It has been a rainy weekend, soon to turn to snow. If we do see a decent amount of accumulation it will be the second such storm this year, and much more normal than the last few years when we had almost no snow. Those years were also very dry so perhaps we’ll break out of this drought pattern.
So, I’ve been able to catch up on things a bit, and one of those involved an episode of CSI called “Deep Fried and Minty Fresh” [spoilers]. There is a small section of the episode about biodiesel.
In the show, the team arrives at a residence in the desert where a man is converting used fryer grease into biodiesel. The characters are portrayed as stereotypical hippies and tree huggers, which I thought was for comic relief, but one states “It only cost a couple of hundred bucks to convert my truck”. This is actually wrong – biodiesel runs fine in unmodified diesel engines – so I’m assuming the writers really didn’t do their homework and were just taking cheap shots at the long-haired weirdos.
Where I live there is a thriving biodiesel community. It’s rare that you can drive through downtown without seeing a diesel vehicle with a biodiesel sticker or homemade emblems like “bioTDI” on a Jetta or “bioturbodiesel” on a Mercedes. And while some of the people involved could easily be classified as hippies, none are as vacuous as the characters on that CSI episode.
When I asked some of them if they had seen the program I was reminded that most don’t have televisions. However, they do have computers so I wanted to take a clip from that show and send it to them, and while the episode is a couple of weeks old this was the first chance I had to edit it off of my DVR.
The character in the show that referenced modifying his truck was not talking about biodiesel but instead about Straight Vegetable Oil (SVO). It is possible to run a diesel vehicle on vegetable oil alone (biodiesel uses a chemical process called transesterification to actually change the used oil) but it does require a modification to the engine. Basically, a tank is added to the vehicle to hold the used and filtered oil, and the hot water line from the engine is routed through the tank to provide heat. The vehicle is started and run on “petrodiesel” (or “dinodiesel”, etc.) until the oil has a chance to be heated, and then a switch is thrown to send the now warmed and liquid oil into the engine. Before the end of the trip, you throw the switch back to clean everything out before stopping.
This actually might work well in the Nevada desert, but I know from the experiences of my friend Lyle Estill that it can suck around here. First of all, it gets too cold. Second, unless you take a lot of long trips you don’t have time for the “heat-run-clean” cycle. He tried it for a long time before getting tired of being left by the side of the road and he ripped the system out.
People might think that there is a world of difference between communities that have grown up around biodiesel and those around open source, but Lyle has purposely borrowed a lot of ideas from our experiences with OpenNMS. He has built a one million gallon a year plant in town to produce biofuel from waste streams, and he has shared a lot of his experiences through his Energy Blog. You can use his site and his book to learn more about the process, or you can just hire his team to consult with you about your ideas or to have them craft a reactor for your needs.

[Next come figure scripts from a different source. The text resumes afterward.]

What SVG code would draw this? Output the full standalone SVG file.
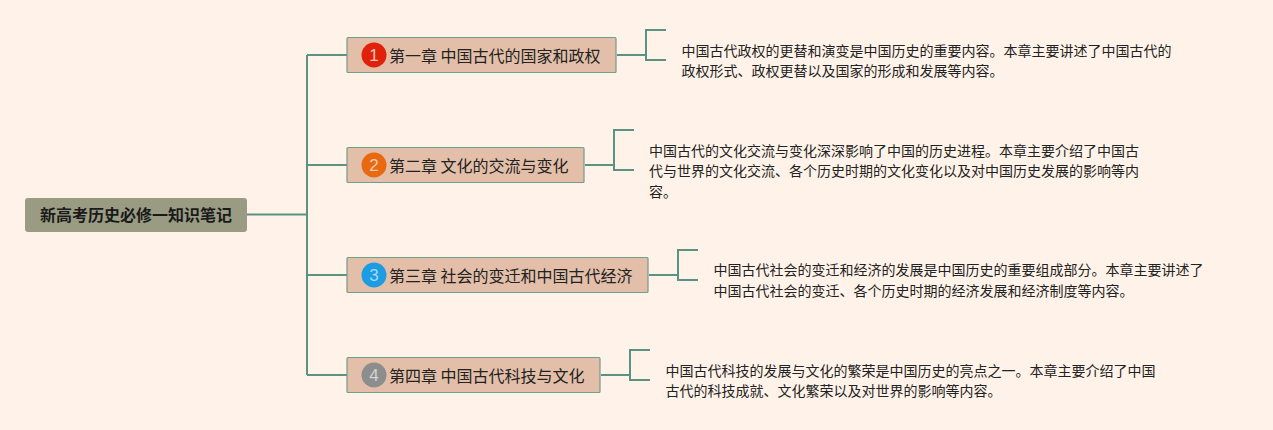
<svg xmlns="http://www.w3.org/2000/svg" width="1273" height="430" viewBox="0 0 1273 430">
<style>
.c{fill:none;stroke:#5c9282;stroke-width:2}
.t{fill:#e3bfa9;stroke:#6f9e8b;stroke-width:1.2}
.h{font-family:"Noto Sans CJK SC","Liberation Sans",sans-serif;font-size:16px;fill:#222}
.d{font-family:"Noto Sans CJK SC","Liberation Sans",sans-serif;font-size:14px;fill:#222}
.n{font-family:"Liberation Sans",sans-serif;font-size:17px;text-anchor:middle;fill:#f4c9b4}
</style>
<rect width="1273" height="430" fill="#fff3e9"/>
<g id="connectors" class="c">
<path d="M247 214.500H307M307 55V375M307 55H347M307 165H347M307 275H347M307 375H347"/>
<path d="M617 55H646M666 30H646V60H666"/>
<path d="M585 165H614M634 130H614V170H634"/>
<path d="M649 275H678M698 250H678V280H698"/>
<path d="M601 375H630M650 350H630V380H650"/>
</g>
<g id="root"><rect x="25" y="198" width="222" height="34" rx="3" fill="#999c82"/><text x="136" y="220.500" text-anchor="middle" font-family="'Noto Sans CJK SC',sans-serif" font-size="16" font-weight="700" fill="#1a1a1a">新高考历史必修一知识笔记</text></g>
<g id="n1"><rect class="t" x="347" y="37.500" width="269" height="35" rx="1"/><circle cx="374" cy="55" r="12.500" fill="#e0210b"/><text class="n" x="374" y="61">1</text><text class="h" x="389" y="61.500">第一章 中国古代的国家和政权</text></g>
<g id="n2"><rect class="t" x="347" y="147.500" width="237" height="35" rx="1"/><circle cx="374" cy="165" r="12.500" fill="#e8690f"/><text class="n" x="374" y="171">2</text><text class="h" x="389" y="171.500">第二章 文化的交流与变化</text></g>
<g id="n3"><rect class="t" x="347" y="257.500" width="301" height="35" rx="1"/><circle cx="374" cy="275" r="12.500" fill="#1c9ce2"/><text class="n" x="374" y="281" style="fill:#a9d8f0">3</text><text class="h" x="389" y="281.500">第三章 社会的变迁和中国古代经济</text></g>
<g id="n4"><rect class="t" x="347" y="357.500" width="253" height="35" rx="1"/><circle cx="374" cy="375" r="12.500" fill="#8d8d8d"/><text class="n" x="374" y="381" style="fill:#d4d4d4">4</text><text class="h" x="389" y="381.500">第四章 中国古代科技与文化</text></g>
<g id="d1" class="d"><text x="681.500" y="56">中国古代政权的更替和演变是中国历史的重要内容。本章主要讲述了中国古代的</text><text x="681.500" y="76">政权形式、政权更替以及国家的形成和发展等内容。</text></g>
<g id="d2" class="d"><text x="649" y="156">中国古代的文化交流与变化深深影响了中国的历史进程。本章主要介绍了中国古</text><text x="649" y="176">代与世界的文化交流、各个历史时期的文化变化以及对中国历史发展的影响等内</text><text x="649" y="197">容。</text></g>
<g id="d3" class="d"><text x="713.500" y="275">中国古代社会的变迁和经济的发展是中国历史的重要组成部分。本章主要讲述了</text><text x="713.500" y="296">中国古代社会的变迁、各个历史时期的经济发展和经济制度等内容。</text></g>
<g id="d4" class="d"><text x="665.500" y="376">中国古代科技的发展与文化的繁荣是中国历史的亮点之一。本章主要介绍了中国</text><text x="665.500" y="396">古代的科技成就、文化繁荣以及对世界的影响等内容。</text></g>
</svg>
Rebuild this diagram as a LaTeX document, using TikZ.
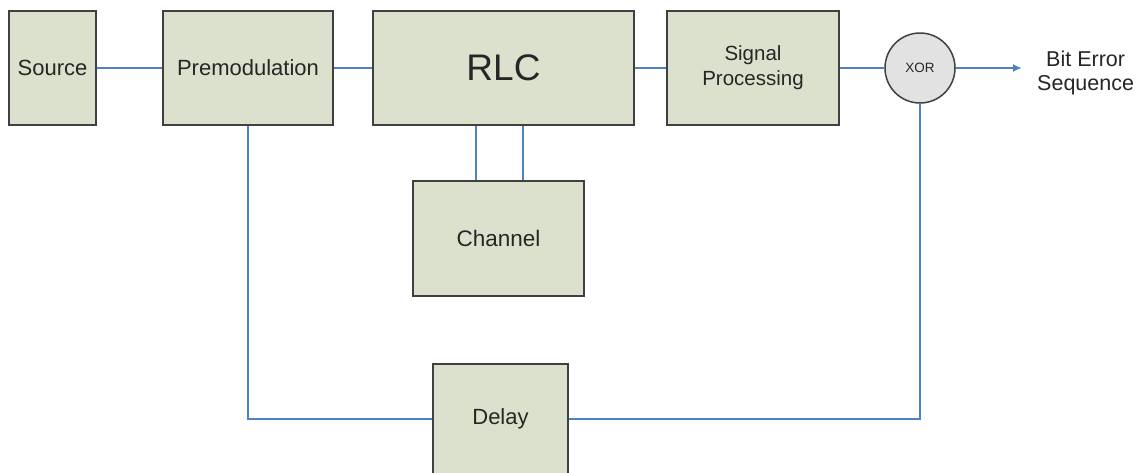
\documentclass[tikz,border=0pt]{standalone}
\usepackage{fontspec}
\setmainfont{Liberation Sans}
\usetikzlibrary{arrows.meta,calc}
\definecolor{boxfill}{RGB}{220,225,205}
\definecolor{boxdraw}{RGB}{64,64,64}
\definecolor{wire}{RGB}{79,129,196}
\definecolor{xorfill}{RGB}{226,226,226}
\begin{document}
\begin{tikzpicture}[x=1pt,y=-1pt,
  blk/.style={draw=boxdraw,fill=boxfill,line width=1.6pt,inner sep=0pt,
    font=\fontsize{22}{25}\selectfont,align=center,text=black!85},
  wirestyle/.style={draw=wire,line width=2.2pt},
  gate/.style={circle,draw=boxdraw,fill=xorfill,line width=1.5pt,inner sep=0pt,
    minimum size=70pt,font=\fontsize{13.5}{15}\selectfont,text=black!85}]
\useasboundingbox (0,0) rectangle (1140,472);
\fill[white] (0,0) rectangle (1140,472);
\node[blk,minimum width=87pt,minimum height=114pt] (src) at (52.5,68) {Source};
\node[blk,minimum width=170pt,minimum height=114pt] (pre) at (248,68) {Premodulation};
\node[blk,minimum width=261pt,minimum height=114pt,font=\fontsize{37}{40}\selectfont] (rlc) at (503.5,68) {RLC};
\node[blk,minimum width=172pt,minimum height=114pt,font=\fontsize{20.5}{25}\selectfont] (sig) at (753,68) {Signal\\Processing};
\node[gate] (xor) at (920,68) {XOR};
\node[blk,minimum width=171pt,minimum height=115pt,font=\fontsize{22.5}{25}\selectfont] (chan) at (498.5,238.5) {Channel};
\node[blk,minimum width=135pt,minimum height=120pt,anchor=north] (del) at (500.5,363) {};
\node[font=\fontsize{22}{25}\selectfont,text=black!85] (dlab) at (500.5,419) {Delay};
\node[font=\fontsize{21.5}{24}\selectfont,align=center,anchor=west,inner xsep=15pt,text=black!85] (out) at (1022,73) {Bit Error\\Sequence};
\draw[wirestyle] (src) -- (pre);
\draw[wirestyle] (pre) -- (rlc);
\draw[wirestyle] (rlc) -- (sig);
\draw[wirestyle] (sig) -- (xor);
\draw[wirestyle,-{Latex[length=9pt,width=8pt]}] (xor) -- (out.west |- xor);
\draw[wirestyle] ([xshift=-22.5pt]chan.north) -- ([xshift=-22.5pt]chan.north |- rlc.south);
\draw[wirestyle] ([xshift=24.5pt]chan.north) -- ([xshift=24.5pt]chan.north |- rlc.south);
\draw[wirestyle] (pre.south) |- (del.west |- dlab);
\draw[wirestyle] (del.east |- dlab) -| (xor.south);
\end{tikzpicture}
\end{document}
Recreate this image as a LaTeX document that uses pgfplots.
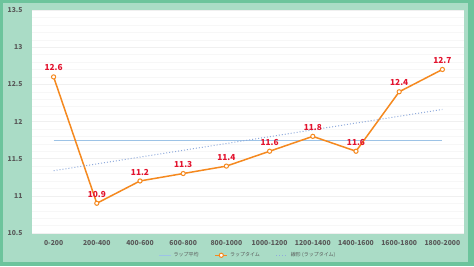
\documentclass[border=0pt]{standalone}
\usepackage{pgfplots}
\pgfplotsset{compat=1.18}
\usepackage{fontspec}
\setmainfont{Noto Sans CJK JP}
\definecolor{outerg}{HTML}{6CC49C}
\definecolor{innerg}{HTML}{AADCC6}
\definecolor{lap}{HTML}{F5891F}
\definecolor{avg}{HTML}{9DC3E6}
\definecolor{trend}{HTML}{8FAADC}
\definecolor{lbl}{HTML}{E3132E}
\definecolor{tickc}{HTML}{595959}
\begin{document}
\begin{tikzpicture}[x=1pt,y=1pt]
\fill[outerg] (0,0) rectangle (474,266);
\fill[innerg] (3,4) rectangle (468,263);
\begin{axis}[at={(32pt,33pt)}, anchor=south west, scale only axis,
  width=432pt, height=223pt,
  /pgf/number format/assume math mode=true,
  xmin=-0.5, xmax=9.5, ymin=10.5, ymax=13.5,
  axis background/.style={fill=white},
  axis line style={draw=none}, major tick length=0pt, minor tick length=0pt,
  xtick={0,...,9},
  xticklabels={0-200,200-400,400-600,600-800,800-1000,1000-1200,1200-1400,1400-1600,1600-1800,1800-2000},
  ytick={10.5,11,11.5,12,12.5,13,13.5},
  minor y tick num=4, ymajorgrids, yminorgrids,
  major grid style={black!6, line width=0.4pt},
  minor grid style={black!3, line width=0.4pt},
  tick label style={font=\fontsize{6.8}{8}\selectfont\bfseries, text=tickc},
  xticklabel style={yshift=-4pt},
  yticklabel style={xshift=-6pt},
  legend columns=3,
  legend style={at={(0.5,-0.1)}, anchor=center, draw=none, fill=none,
    font=\fontsize{5}{6}\selectfont, text=tickc,
    /tikz/every even column/.append style={column sep=14pt}},
  legend image code/.code={\draw[mark repeat=2,mark phase=2,#1] plot coordinates {(0pt,0pt) (6pt,0pt) (12pt,0pt)};},
]
\addplot[avg, line width=0.9pt] coordinates {(0,11.75) (9,11.75)};
\addlegendentry{ラップ平均}
\addplot[lap, line width=1.5pt, mark=*, mark size=2.1pt,
  mark options={fill=white, draw=lap, line width=1pt},
  nodes near coords,
  nodes near coords style={font=\fontsize{8.3}{9}\selectfont\bfseries, text=lbl, anchor=south, yshift=2pt,
    /pgf/number format/.cd, fixed, precision=1, assume math mode=true}]
  coordinates {(0,12.6) (1,10.9) (2,11.2) (3,11.3) (4,11.4) (5,11.6) (6,11.8) (7,11.6) (8,12.4) (9,12.7)};
\addlegendentry{ラップタイム}
\addplot[trend, line width=1pt, dotted] coordinates {(0,11.338) (9,12.162)};
\addlegendentry{線形 (ラップタイム)}
\end{axis}
\end{tikzpicture}
\end{document}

This is similar to OpenNMS. It’s free and you can download it, use it, modify it and share it, but if you need help there is a commercial organization behind it.
In thinking about these similarities I came to realize that communities, especially open communities, act to minimize risk. If I wanted to try to wean myself from a dependence on foreign oil for my transportation needs, I could look to the work that Lyle and his team have done and make decisions that would cost me far less than if I tried to explore it on my own. Heck, I can just drive down to town and purchase biodiesel directly from the co-op, and many people don’t have that option.
In much the same way, open source software helps mitigate the risk involved in choosing software. Not only can you “try it before you buy it”, you are free to modify it and you can leverage the experience of all the other users in the community to limit the problems you experience. Heck, if the organization behind the application ceased to exist you could still use and improve the product.
Commercial software doesn’t provide that value. Most of our current energy options don’t provide that value (Lyle’s group was able to provide fuel during Katrina when all the pipelines were shut down, for example). But it is possible to build communities that do.
This is really nothing new. The whole idea of “insurance” is usually based around having a big enough pool that those who use most of the resources are easily supported by the rest of the group, but I’m thinking that open communities create a much bigger pool than closed ones.
Just some more silly thoughts for a cold and rainy day.